The determination of whether a violation of policy was willful is "susceptible to ordinary methods of proof" and is "not infused with policy considerations;" PERC could claim no special expertise in determining whether a violation of policy was willful. Heifetz v. Department of Business Regulation, 475 So. 2d 1277, 1282 (Fla. 1st DCA 1985). The determination of whether appellant's violation of policy was willful is a factual determination to be made by the hearing officer. PERC may not reject the hearing officer's finding unless there is no competent, substantial evidence from which the finding could reasonably be inferred. Sec. 120.57(1)(b)(10), Fla. Stat. (1989). See Greseth v. Department of Health & Rehabilitative Services, 573 So. 2d 1004 (Fla. 4th DCA 1991) (PERC may not reject hearing officer's finding that employee did not willfully violate policies; PERC was not operating in an area of special expertise and hearing officer's finding of fact was supported by competent substantial evidence.); Smith v. Department of Health & Rehabilitative Services, 555 So. 2d 1254 (Fla. 3d DCA 1990) (Where reasonable people could differ as to whether the employee was negligent in her duties as charged, PERC was bound by the hearing officer's reasonable inference of nonnegligence based on the conflicting inferences arising from the evidence.).

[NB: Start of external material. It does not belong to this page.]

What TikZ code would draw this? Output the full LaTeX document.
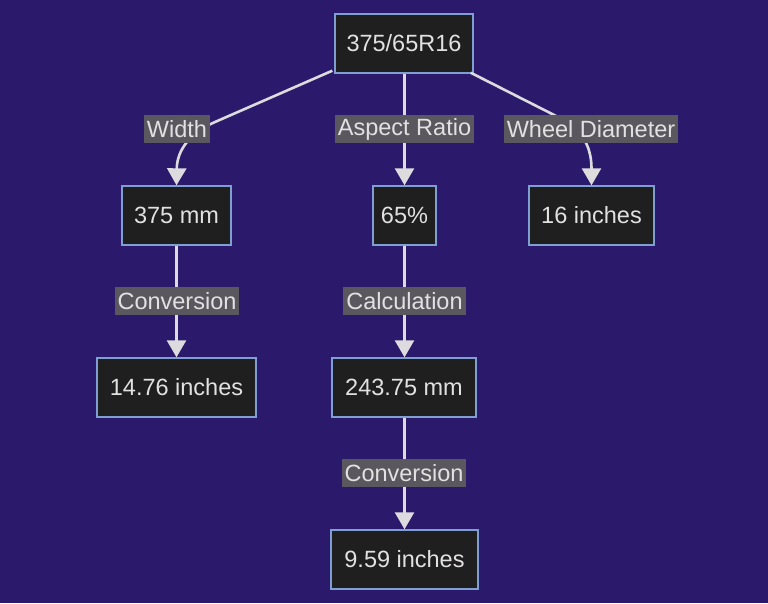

PERC erred in rejecting the hearing officer's finding of fact and substituting its own finding of fact on the issue of whether appellant's violation of policy was willful. PERC was not provided with a transcript of the hearing conducted before the hearing officer and therefore had no basis for rejecting or modifying the hearing officer's finding of fact. The order under review is reversed and the cause is remanded to PERC with directions to enter a final order consistent with the hearing officer's findings of fact.

REVERSED and REMANDED.

ERVIN, ZEHMER and BARFIELD, JJ., concur.

NOTES

[1] The Department also charged appellant with other violations of policies concerning off-duty employment found in the Florida Highway Patrol Policy Manual: (1) exceeding the maximum number of hours permitted for on-duty and off-duty employment combined; (2) incorrect mileage reimbursement when a patrol vehicle is used for off-duty employment. The hearing officer found that appellant did not willfully exceed the maximum number of work hours permitted and that the Department failed to prove by a preponderance of the evidence that appellant violated the mileage reimbursement policy. PERC adopted the hearing officer's findings and conclusions with regard to these charges.

[2] Bond and Brazee v. Department of Highway Safety and Motor Vehicles, 6 FCSR 099 (1991).